Denial of Bill of Particulars
The court denied the defendants' motions for a bill of particulars, concluding that the extensive detail provided in the Indictment and the voluminous discovery materials already shared were sufficient for the defendants to prepare their defense. It noted that a bill of particulars is not intended to serve as a discovery tool or to force the government to disclose evidence or legal theories prior to trial. The court emphasized that the defendants had already received more than 535,000 pages of documents and a detailed Indictment outlining the fraudulent scheme and the defendants' involvement. The court found no justification for further particulars, as the information sought by the defendants appeared to aim at previewing the government's case rather than clarifying the charges against them. Ultimately, the court ruled that the existing materials adequately informed the defendants of the charges so they could defend themselves against the allegations.
Discovery Motion Denial
The court also denied Carroll's motion to compel early production of materials regarding the government's witness, Steven Splain.
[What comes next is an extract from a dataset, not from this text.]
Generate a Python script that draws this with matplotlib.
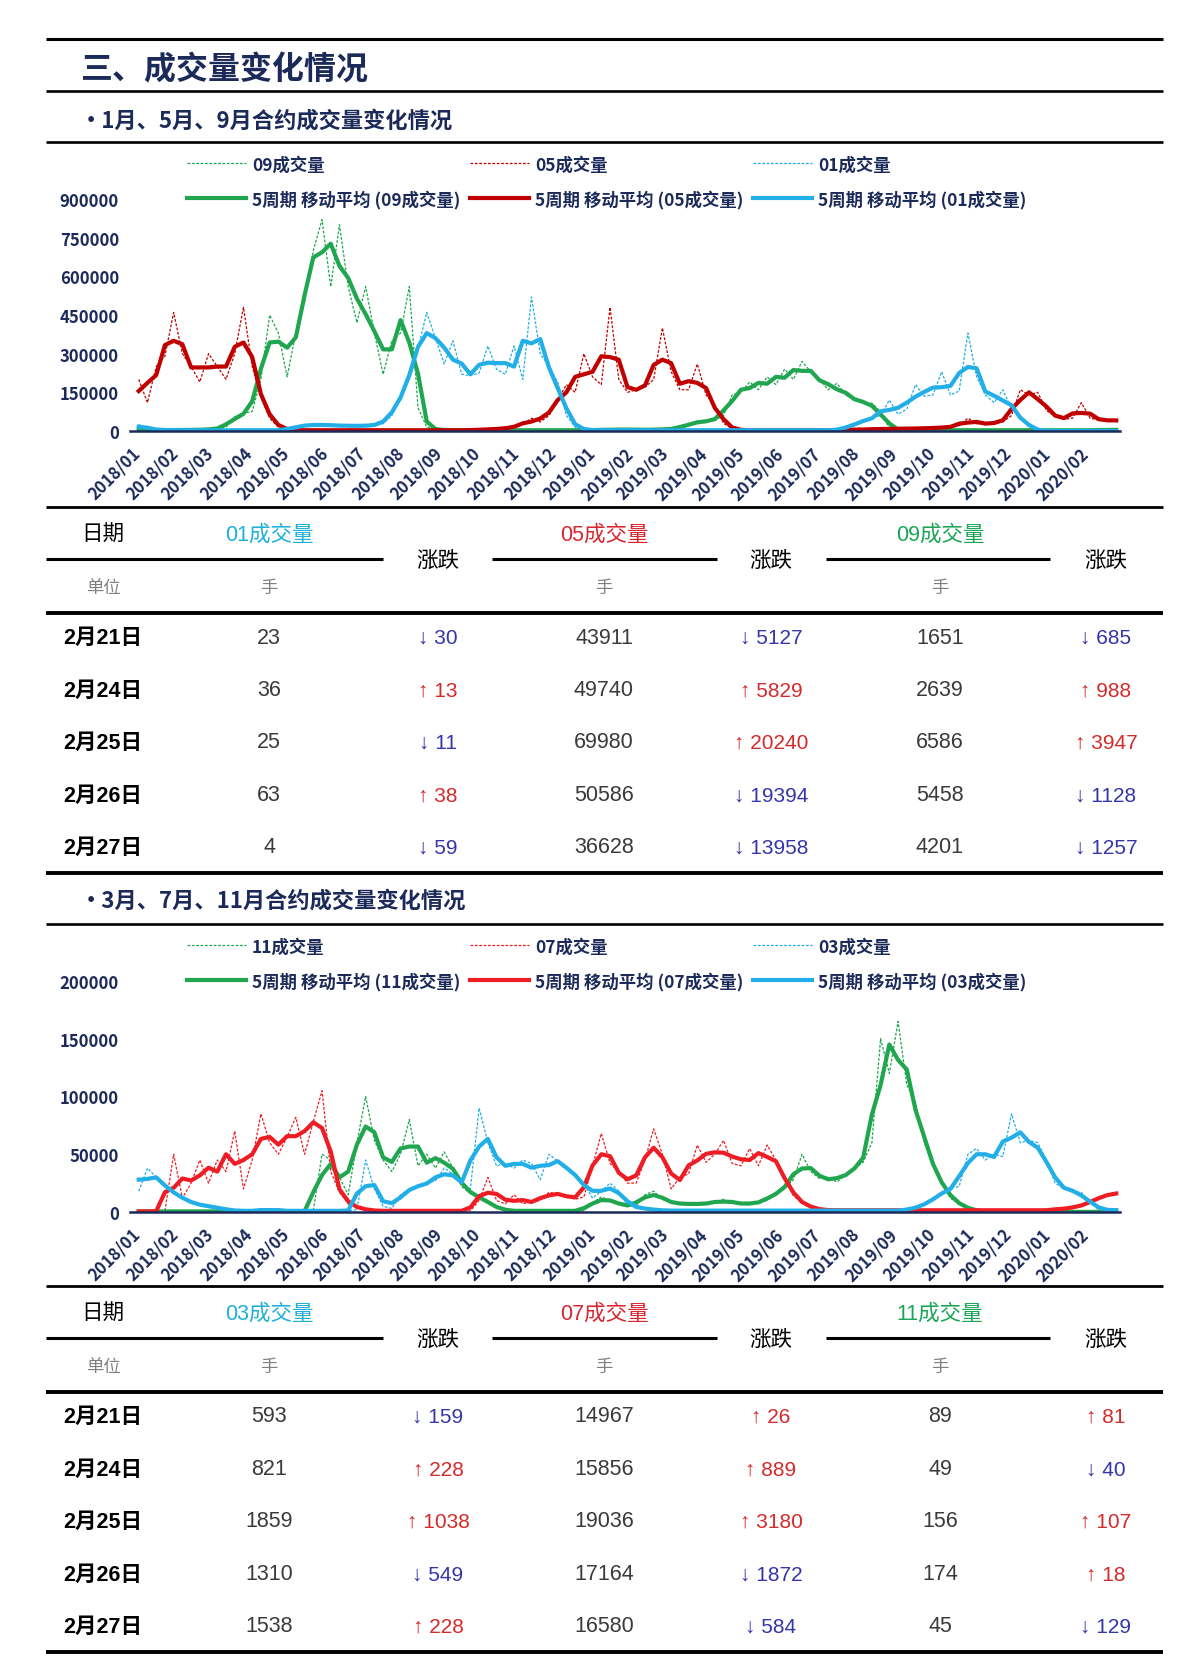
import numpy as np
import pandas as pd
import matplotlib
matplotlib.use("Agg")
import matplotlib.pyplot as plt
import matplotlib.dates as mdates
from matplotlib.lines import Line2D
from matplotlib.ticker import StrMethodFormatter

plt.rcParams['font.family'] = ['Noto Sans CJK SC', 'DejaVu Sans']
plt.rcParams['axes.unicode_minus'] = False

# weekly samples of daily volume, in thousand lots, from 2018/01/02
dates = pd.date_range("2018-01-02", periods=113, freq="7D")

vol09 = [3, 3, 3, 3, 4, 4, 4, 5, 6,
         8, 15, 55, 70, 75, 200, 450, 380, 210, 380, 500, 700, 820, 560, 800, 560,
         420, 560, 380, 220, 350, 380, 560, 90, 15, 5] + [3] * 17 + \
        [4, 4, 5, 6, 6, 5, 5, 5, 6,
         8, 10, 28, 35, 38, 40, 60, 140, 150, 190, 160, 210, 180, 240, 200, 270,
         230, 200, 160, 185, 140, 120, 110, 108, 75, 10] + [3] * 24 + [5, 4]

vol05 = [200, 110, 250, 290, 460, 300, 250, 190, 300, 250, 200, 300, 480, 250, 130, 50, 15, 5] + \
        [3] * 21 + \
        [5, 6, 8, 10, 14, 25, 50, 35, 60, 120, 180, 150, 300, 210, 180, 480, 200, 150, 160, 170,
         200, 400, 230, 160, 160, 260, 140, 100, 30, 8] + [3] * 12 + \
        [5, 5, 6, 7, 8, 8, 9, 9, 10, 10, 12, 13, 15, 20, 50, 28, 28, 30, 35, 60,
         160, 140, 150, 80, 55, 45, 50, 110, 50, 42, 45, 37]

vol01 = [25, 8, 5, 4] + [3] * 14 + \
        [18, 22, 23, 25, 22, 21, 20, 20, 20, 22, 28, 60, 130, 200, 320, 460, 360, 260, 350, 220,
         215, 225, 330, 240, 220, 330, 200, 520, 300, 250, 190, 60, 15, 5] + [3] * 29 + \
        [10, 28, 38, 50, 60, 120, 65, 85, 180, 135, 140, 230, 140, 155, 380, 210, 140, 110, 160, 85,
         55, 15] + [1, 0.5] + [0.1] * 8

vol11 = [0.5] * 20 + \
        [1, 50, 45, 30, 15, 60, 100, 62, 45, 35, 50, 80, 40, 50, 38, 52, 38, 22, 16, 14, 8, 4] + \
        [1] * 10 + \
        [8, 13, 10, 7, 5, 5, 15, 18, 11, 8, 7, 7, 7, 7, 8, 11, 8, 7, 7, 8,
         10, 17, 20, 28, 50, 35, 29, 30, 26, 32, 38, 43, 60, 150, 120, 165, 110, 95, 60, 40,
         25, 12, 7, 4] + [0.1] * 17

vol07 = [0.5, 0.5, 0.5, 1, 50, 12, 25, 45, 25, 45, 35, 70, 20, 45, 85, 60, 50, 65, 82, 50,
         78, 105, 35, 17, 7, 4, 2] + [1] * 12 + \
        [10, 30, 10, 7, 15, 7, 9, 10, 17, 16, 14, 11, 13, 40, 68, 42, 35, 25, 25, 45,
         72, 50, 20, 30, 33, 58, 43, 50, 62, 42, 40, 55, 40, 58, 45, 29, 14, 8, 4, 2] + \
        [1.5] * 27 + [4, 3, 5, 9, 12, 15, 17]

vol03 = [18, 38, 30, 22, 17, 12, 8, 6, 5, 4, 2] + \
        [1, 1, 1, 1, 3, 1, 1, 1, 1, 1, 1, 1, 1, 1] + \
        [2, 45, 20, 5, 3, 15, 20, 22, 25, 27, 38, 33, 24, 20, 90, 60, 40, 42, 38, 45,
         42, 28, 50, 44, 38, 33, 25, 12, 18, 25, 18, 6, 4, 3, 2] + [1.2] * 29 + \
        [4, 6, 10, 17, 21, 22, 50, 55, 45, 50, 48, 85, 60, 62, 60, 45, 25, 20, 18, 17,
         8, 2, 1.8, 1.5]

MA_WIN = 3

# tables
tbl_dates = ['2月21日', '2月24日', '2月25日', '2月26日', '2月27日']
t1_vol01 = [23, 36, 25, 63, 4]
t1_chg01 = [-30, 13, -11, 38, -59]
t1_vol05 = [43911, 49740, 69980, 50586, 36628]
t1_chg05 = [-5127, 5829, 20240, -19394, -13958]
t1_vol09 = [1651, 2639, 6586, 5458, 4201]
t1_chg09 = [-685, 988, 3947, -1128, -1257]

t2_vol03 = [593, 821, 1859, 1310, 1538]
t2_chg03 = [-159, 228, 1038, -549, 228]
t2_vol07 = [14967, 15856, 19036, 17164, 16580]
t2_chg07 = [26, 889, 3180, -1872, -584]
t2_vol11 = [89, 49, 156, 174, 45]
t2_chg11 = [81, -40, 107, 18, -129]

NAVY = '#1c2a5a'
GREEN = '#1fa64f'
DRED = '#c00000'
RED = '#ee1c24'
BLUE = '#22aee6'
TBL_FONT = ['Liberation Sans', 'Noto Sans CJK SC', 'DejaVu Sans']

W, H = 1200, 1681
fig = plt.figure(figsize=(12, 16.81), dpi=100)


def fx(px):
    return px / W


def fy(py):
    return 1 - py / H


def hline(y, x0=46, x1=1163, lw=1.9):
    fig.add_artist(Line2D([fx(x0), fx(x1)], [fy(y), fy(y)], color='black',
                          lw=lw, solid_capstyle='butt'))


def draw_chart(top, bottom, ymax, step, series):
    ax = fig.add_axes([fx(130), fy(bottom), 990 / W, (bottom - top) / H])
    raws, mas = [], []
    for name, vals, color in series:
        s = pd.Series(np.array(vals, dtype=float) * 1000, index=dates)
        ln, = ax.plot(s.index, s.values, color=color, lw=0.9, ls=(0, (2.2, 1.3)),
                      label=f'{name}成交量')
        raws.append(ln)
    for name, vals, color in series:
        s = pd.Series(np.array(vals, dtype=float) * 1000, index=dates)
        ma = s.rolling(MA_WIN, center=True, min_periods=1).mean()
        ln, = ax.plot(ma.index, ma.values, color=color, lw=3,
                      label=f'5周期 移动平均 ({name}成交量)')
        mas.append(ln)

    ax.set_ylim(0, ymax)
    ax.set_yticks(np.arange(0, ymax + 1, step))
    ax.yaxis.set_major_formatter(StrMethodFormatter('{x:.0f}'))
    ax.set_xlim(pd.Timestamp('2017-12-26'), pd.Timestamp('2020-02-28'))
    ax.set_xticks(pd.date_range('2018-01-01', '2020-02-01', freq='MS'))
    ax.xaxis.set_major_formatter(mdates.DateFormatter('%Y/%m'))
    for sp in ['top', 'left', 'right']:
        ax.spines[sp].set_visible(False)
    ax.spines['bottom'].set_color(NAVY)
    ax.spines['bottom'].set_linewidth(1.8)
    ax.tick_params(axis='both', length=0, colors=NAVY, labelsize=12)
    ax.tick_params(axis='y', pad=8)
    ax.tick_params(axis='x', pad=14)
    for lab in ax.get_yticklabels():
        lab.set_fontweight('bold')
    for lab in ax.get_xticklabels():
        lab.set_fontweight('bold')
        lab.set_rotation(45)
        lab.set_ha('right')
        lab.set_va('center')
        lab.set_rotation_mode('anchor')

    handles = [raws[0], mas[0], raws[1], mas[1], raws[2], mas[2]]
    ax.legend(handles=handles, ncol=3, loc='lower left',
              bbox_to_anchor=(fx(178), fy(top + 18)), bbox_transform=fig.transFigure,
              frameon=False, borderpad=0, handlelength=3.4, handletextpad=0.35,
              columnspacing=0.55, labelspacing=0.93, labelcolor=NAVY,
              prop={'weight': 'bold', 'size': 12.5})
    return ax


def draw_table(top, cols):
    row_off = [130, 183, 235, 288, 340]
    seg_x = [(46, 383), (492, 717), (826, 1050)]
    col_x = [269, 604, 940]
    chg_x = [438, 771, 1106]
    hline(top, lw=2)
    fig.text(fx(103), fy(top + 27), '日期', ha='center', va='center',
             fontsize=15.5, color='black', family=TBL_FONT)
    fig.text(fx(103), fy(top + 80), '单位', ha='center', va='center',
             fontsize=12.5, color='#808080', family=TBL_FONT)
    for i, (hdr, color, vols, chgs) in enumerate(cols):
        fig.text(fx(col_x[i]), fy(top + 27), hdr, ha='center', va='center',
                 fontsize=15.5, color=color, family=TBL_FONT)
        hline(top + 52, seg_x[i][0], seg_x[i][1], lw=2.2)
        fig.text(fx(chg_x[i]), fy(top + 54), '涨跌', ha='center', va='center',
                 fontsize=15.5, color='black', family=TBL_FONT)
        fig.text(fx(col_x[i]), fy(top + 80), '手', ha='center', va='center',
                 fontsize=12.5, color='#808080', family=TBL_FONT)
        for r in range(5):
            y = fy(top + row_off[r])
            fig.text(fx(col_x[i]), y, str(vols[r]), ha='center', va='center',
                     fontsize=15.5, color='#3a3a3a', family=TBL_FONT)
            up = chgs[r] > 0
            fig.text(fx(chg_x[i]), y, ('↑ ' if up else '↓ ') + str(abs(chgs[r])),
                     ha='center', va='center', fontsize=15,
                     color='#d42a2a' if up else '#3535a8', family=TBL_FONT)
    for r in range(5):
        fig.text(fx(63), fy(top + row_off[r]), tbl_dates[r], ha='left', va='center',
                 fontsize=15.5, fontweight='bold', color='black', family=TBL_FONT)
    hline(top + 106, lw=2.8)
    hline(top + 366, lw=2.8)


# header block
hline(40, lw=2.2)
fig.text(fx(81), fy(70), '三、成交量变化情况', fontsize=23, fontweight='bold',
         color=NAVY, va='center')
hline(92)
fig.text(fx(80), fy(121), '•1月、5月、9月合约成交量变化情况', fontsize=16,
         fontweight='bold', color=NAVY, va='center')
hline(143)

draw_chart(200, 432, 900000, 150000,
           [('09', vol09, GREEN), ('05', vol05, DRED), ('01', vol01, BLUE)])

draw_table(508, [('01成交量', '#1fb0d8', t1_vol01, t1_chg01),
                 ('05成交量', '#d9262e', t1_vol05, t1_chg05),
                 ('09成交量', '#19a556', t1_vol09, t1_chg09)])

fig.text(fx(80), fy(901), '•3月、7月、11月合约成交量变化情况', fontsize=16,
         fontweight='bold', color=NAVY, va='center')
hline(925)

draw_chart(982, 1213, 200000, 50000,
           [('11', vol11, GREEN), ('07', vol07, RED), ('03', vol03, BLUE)])

draw_table(1287, [('03成交量', '#1fb0d8', t2_vol03, t2_chg03),
                  ('07成交量', '#d9262e', t2_vol07, t2_chg07),
                  ('11成交量', '#19a556', t2_vol11, t2_chg11)])

fig.savefig('out.png', dpi=100, facecolor='white')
It held that Carroll had not provided sufficient evidence to suggest that the government had improperly elicited privileged communications from Splain during interviews. The court noted that the government had disclosed details of its interactions with Splain and had already provided relevant notes to the defense. The court emphasized that without evidence indicating that the government had acquired privileged information from Splain, it could not conclude that there had been any infringement on Carroll's rights. Additionally, the court observed that any potential violation of the Sixth Amendment rights would not attach since the government interviewed Splain before the indictment was filed. Therefore, it determined that Carroll's request for further discovery lacked merit and denied the motion.
Brady Material Requests
The court addressed Carroll's request for the government to review SEC files for potentially exculpatory material under Brady v. Maryland. It clarified that the government has a constitutional duty to disclose favorable evidence, but this duty only extends to evidence in its possession or control. The court noted that while the SEC conducted parallel investigations, the government did not possess the SEC’s internal deliberative files, which Carroll sought. The court reasoned that deliberative materials reflecting SEC attorneys' opinions were not Brady material since the critical information for the defense would be the underlying facts of the case, not the agency's internal evaluations. Furthermore, it found that the government had adequately reviewed the factual record of the SEC investigation at Carroll's request, meeting its Brady obligations. Similarly, the court dismissed Carroll's request for materials from an unrelated case involving another REIT, stating that the existence of different financial metrics did not invalidate the government's case or provide grounds for Brady material.